Rady Children’s partners with county on massive COVID testing initiative
Read the full article by Paul Sisson in the San Diego Union-Tribune here.
Rady Children’s Hospital and the county public health department are working together on a clever collaboration that has the potential to paint the broadest picture yet of how deeply the novel coronavirus has penetrated local communities.
Executives from the hospital and the county announced the initiative Wednesday morning, declaring that their intent is to eventually test up to 2,000 children and their families daily, whether or not they are exhibiting any possible COVID-19 symptoms.
Participation, organizers stressed Wednesday, is voluntary.
According to the U.S. Census Bureau, there are about 720,000 children age 0 to 18 living in San Diego County. Adding in family members, noted Nick Macchione, director of the San Diego County Health and Human Services Agency, easily pushes the group being asked to participate past 1 million.
“This is not an ordinary collaborative, this is a colossal feat,” Macchione said.
Dr. Wilma Wooten, the county’s public health director, noted that some studies have indicated that children, who are generally less affected by the disease than adults, may have a higher-than-average ability to carry the virus without showing any symptoms. By testing broadly throughout the region, Wooten said, the partnership has an opportunity to cover a lot of ground, collecting samples from the South Bay to North County, center city to East County.

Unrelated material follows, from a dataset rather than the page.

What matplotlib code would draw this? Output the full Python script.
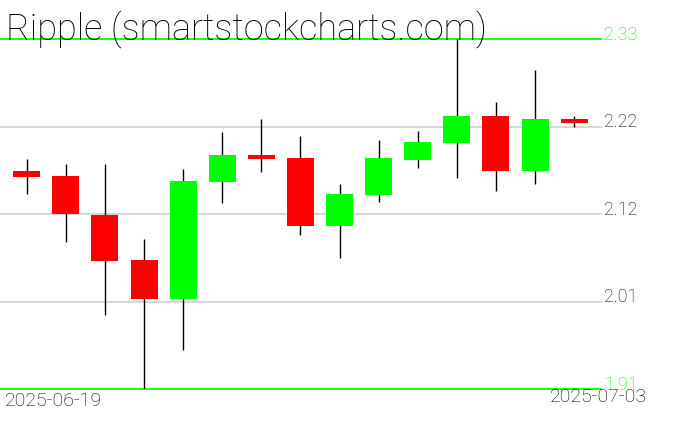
import matplotlib
matplotlib.use('Agg')
import matplotlib.pyplot as plt
from matplotlib.patches import Rectangle


# Données (cours journaliers)
dates = ['2025-06-19', '2025-06-20', '2025-06-21', '2025-06-22', '2025-06-23',
         '2025-06-24', '2025-06-25', '2025-06-26', '2025-06-27', '2025-06-28',
         '2025-06-29', '2025-06-30', '2025-07-01', '2025-07-02', '2025-07-03']
opens = [2.1716, 2.1656, 2.1188, 2.0648, 2.0184, 2.1588, 2.1908, 2.1872,
         2.106, 2.1432, 2.1852, 2.2056, 2.2376, 2.172, 2.2344]
highs = [2.186, 2.18, 2.18, 2.09, 2.174, 2.218, 2.234, 2.214,
         2.156, 2.2088, 2.2196, 2.33, 2.254, 2.2928, 2.238]
lows = [2.144, 2.086, 1.999, 1.91, 1.957, 2.133, 2.171, 2.095,
        2.0676, 2.1348, 2.1756, 2.1632, 2.148, 2.156, 2.2244]
closes = [2.1648, 2.12, 2.064, 2.0184, 2.1596, 2.1908, 2.1864, 2.106,
          2.144, 2.1872, 2.2064, 2.2376, 2.172, 2.234, 2.2296]

title = 'Ripple (smartstockcharts.com)'
levels = [1.91, 2.015, 2.12, 2.225, 2.33]
level_labels = ['1.91', '2.01', '2.12', '2.22', '2.33']

GREEN = '#00ff00'
RED = '#ff0000'
GRID = '#d3d3d3'

plt.rcParams['font.family'] = ['Roboto', 'DejaVu Sans']

fig = plt.figure(figsize=(6.76, 4.31), dpi=100)
fig.patch.set_facecolor('white')

# Zone du graphique en pixels : x 0..601, y 40..390
ax = fig.add_axes([0, 41 / 431, 601 / 676, 350 / 431])
ax.set_xlim(-26.7 / 39.1, (601 - 26.7) / 39.1)
ax.set_ylim(levels[0], levels[-1])
ax.axis('off')

# Lignes horizontales (quarts de l'intervalle)
for k, level in enumerate(levels):
    is_edge = k in (0, len(levels) - 1)
    ax.axhline(level, color=GREEN if is_edge else GRID, lw=1.3, zorder=1,
               clip_on=False)
    ax.text(1.005, level, level_labels[k], transform=ax.get_yaxis_transform(),
            color=GREEN if is_edge else 'black', fontsize=13, fontweight='light',
            ha='left', va='baseline', clip_on=False)

# Chandeliers
body_width = 27 / 39.1
for i in range(len(dates)):
    o, h, l, c = opens[i], highs[i], lows[i], closes[i]
    color = GREEN if c >= o else RED
    ax.vlines(i, l, h, color='black', lw=1.0, zorder=2)
    bottom = min(o, c)
    ax.add_patch(Rectangle((i - body_width / 2, bottom), body_width, abs(c - o),
                           facecolor=color, edgecolor='none', zorder=3))

# Titre et dates
fig.text(6 / 676, 1 - 39 / 431, title, fontsize=26, fontweight='light',
         ha='left', va='baseline', color='black')
fig.text(5 / 676, 1 - 406 / 431, dates[0], fontsize=14, fontweight='light',
         ha='left', va='baseline')
fig.text(647 / 676, 1 - 402 / 431, dates[-1], fontsize=14, fontweight='light',
         ha='right', va='baseline')

fig.savefig('out.png', dpi=100)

Rady, as the region’s only children’s hospital, is situated to execute this particular plan. Though its only hospital is in Kearny Mesa, Rady has satellite locations running major pediatric campuses with urgent care capabilities in Chula Vista, Escondido, La Mesa, San Diego, Murrieta and Oceanside.
Testing, officials said Wednesday, has already begun in some locations and will eventually be offered to all kids and their families during regular office visits and to those who receive urgent or emergency care. At the moment, there is enough capacity to test about 400 participants per day, officials said, but that number is expected to grow to 2,000 per day over the next six months.